Report: Taliban is executing, or 'disappearing,' hundreds

Airmen prepare to load qualified evacuees aboard a U.S. Air Force C-17 Globemaster III aircraft at Hamid Karzai International Airport, Kabul, Afghanistan, Aug. 21, 2021. (U.S. Air Force photo by Senior Airman Taylor Crul)
Airmen prepare to load qualified evacuees aboard a U.S. Air Force C-17 Globemaster III aircraft at Hamid Karzai International Airport, Kabul, Afghanistan, Aug. 21, 2021. (U.S. Air Force photo by Senior Airman Taylor Crul)

There was considerable alarm – even outrage – when Joe Biden stranded hundreds or even thousands of Afghans who had helped the U.S. during its occupation of Afghanistan, or had helped run the U.S.-aided government, behind what appeared to be enemy lines.

That abandonment happened when Biden abruptly ordered Americans out of the country. He left behind billions of dollars of American war machinery, hundreds of Americans and thousands of those Afghans who were expected to be targeted by the Taliban terrorists who took over the country.

As expected, they are now being sought, and caught, by the Taliban.

And executed.

Human Rights Watch reports, “Taliban forces in Afghanistan have summarily executed or forcibly disappeared more than 100 former police and intelligence officers in just four provinces since taking over the country on August 15, 2021, despite a proclaimed amnesty.”

The organization said in its report, “‘No Forgiveness for People Like You,’ Executions and Enforced Disappearances in Afghanistan under the Taliban,” that at least 47 former members of the Afghan National Security Forces, “military personnel, police, intelligence service members, and militia” who were found by the Taliban between Aug. 15 and Oct. 31, are confirmed as dead – or else have simply banished.

The organization said it “gathered credible information on more than 100 killings from Ghazni, Helmand, Kandahar, and Kunduz provinces alone.”

“The Taliban leadership’s promised amnesty has not stopped local commanders from summarily executing or disappearing former Afghan security force members,” explained Patricia Gossman, associate Asia director at Human Rights Watch. “The burden is on the Taliban to prevent further killings, hold those responsible to account, and compensate the victims’ families.”

HRW talked with 40 people in the four provinces and another 27 by telephone, mostly witnesses, relatives and friends of victims, former government officials, journalists, healthcare workers, and Taliban members, the group said.

It quoted even one Taliban commander who charged that those responsible for atrocities “cannot be forgiven.”

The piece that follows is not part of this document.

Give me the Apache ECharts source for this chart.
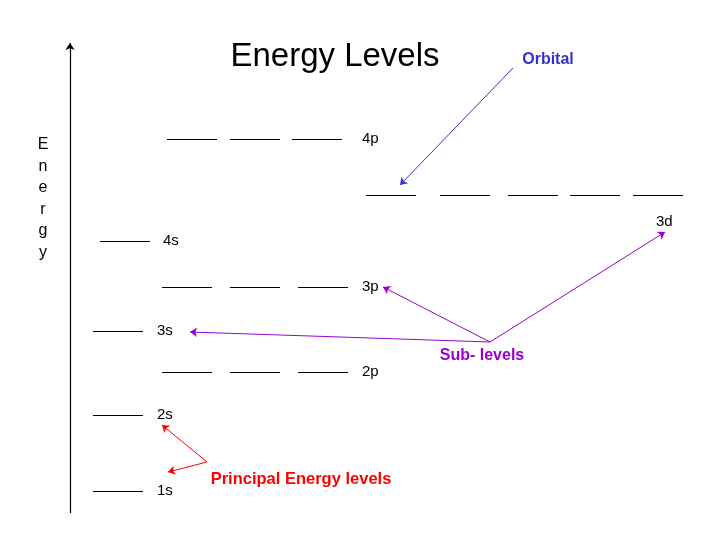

The organization said while Taliban leaders told those in surrendering security forces to register to get a letter assuring their safety, the actual rank and file Taliban members “used these screenings to detain and summarily execute or forcibly disappear people within days after they register, leaving their bodies for their relatives or communities to find.”

The terrorists also accessed employment records that the failed government of Afghanistan failed to protect or destroy, “using them to identify people for arrest and execution,” the report said.

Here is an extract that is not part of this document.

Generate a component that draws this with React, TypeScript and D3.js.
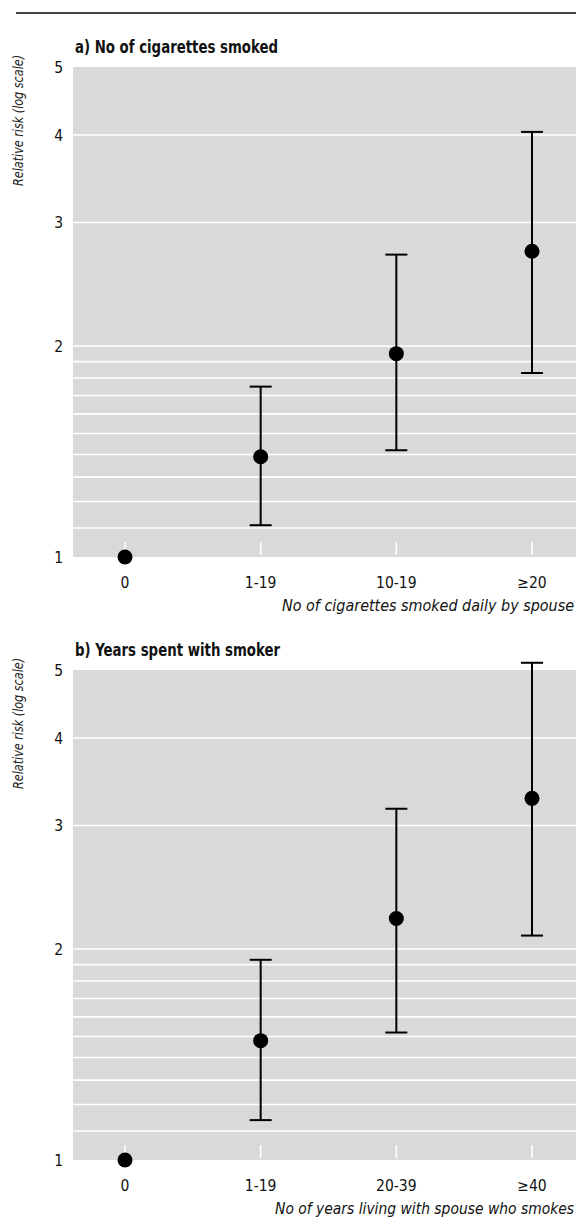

“In just one example, in Kandahar city in late September, Taliban forces went to the home of Baz Muhammad, who had been employed by the National Directorate of Security (NDS), the former state intelligence agency, and arrested him. Relatives later found his body,” HRW reported.

It continued by revealing a civil society activist from Helmand province reported, “Taliban night raids are terrifying. They are conducted on the pretext of disarming ex-security forces who have not surrendered weapons. Those that ‘disappear’ are [victims] of night raids. The family can’t report or confirm. The families can’t even ask where [the person has been taken].”

HRW reported, “The Taliban’s intelligence department in Helmand detained Abdul Raziq, a former provincial military officer, after he had surrendered in late August. Since then, his family has been unable to find out where he is being held, or if he is still alive.”

The report explained, “The executions and disappearances have generated fear among former government officials and others who might have believed that the Taliban takeover would bring an end to the revenge attacks that had been characteristic of Afghanistan’s long armed conflict.”

Other individuals have been targeted because of their alleged links to Islamic State of Khorasan Province, because of their Salafist views, or tribal affiliations, the report confirmed.

The Taliban did announce in the fall a commission to investigate crimes of corruption and theft, but it has not confirmed any investigations into any reported killings, the report said.

“The Taliban’s unsupported claims that they will act to prevent abuses and hold abusers to account appears, so far, to be nothing more than a public relations stunt,” Gossman said in the report. “The lack of accountability makes clear the need for continued UN scrutiny of Afghanistan’s human rights situation, including robust monitoring, investigations, and public reporting.”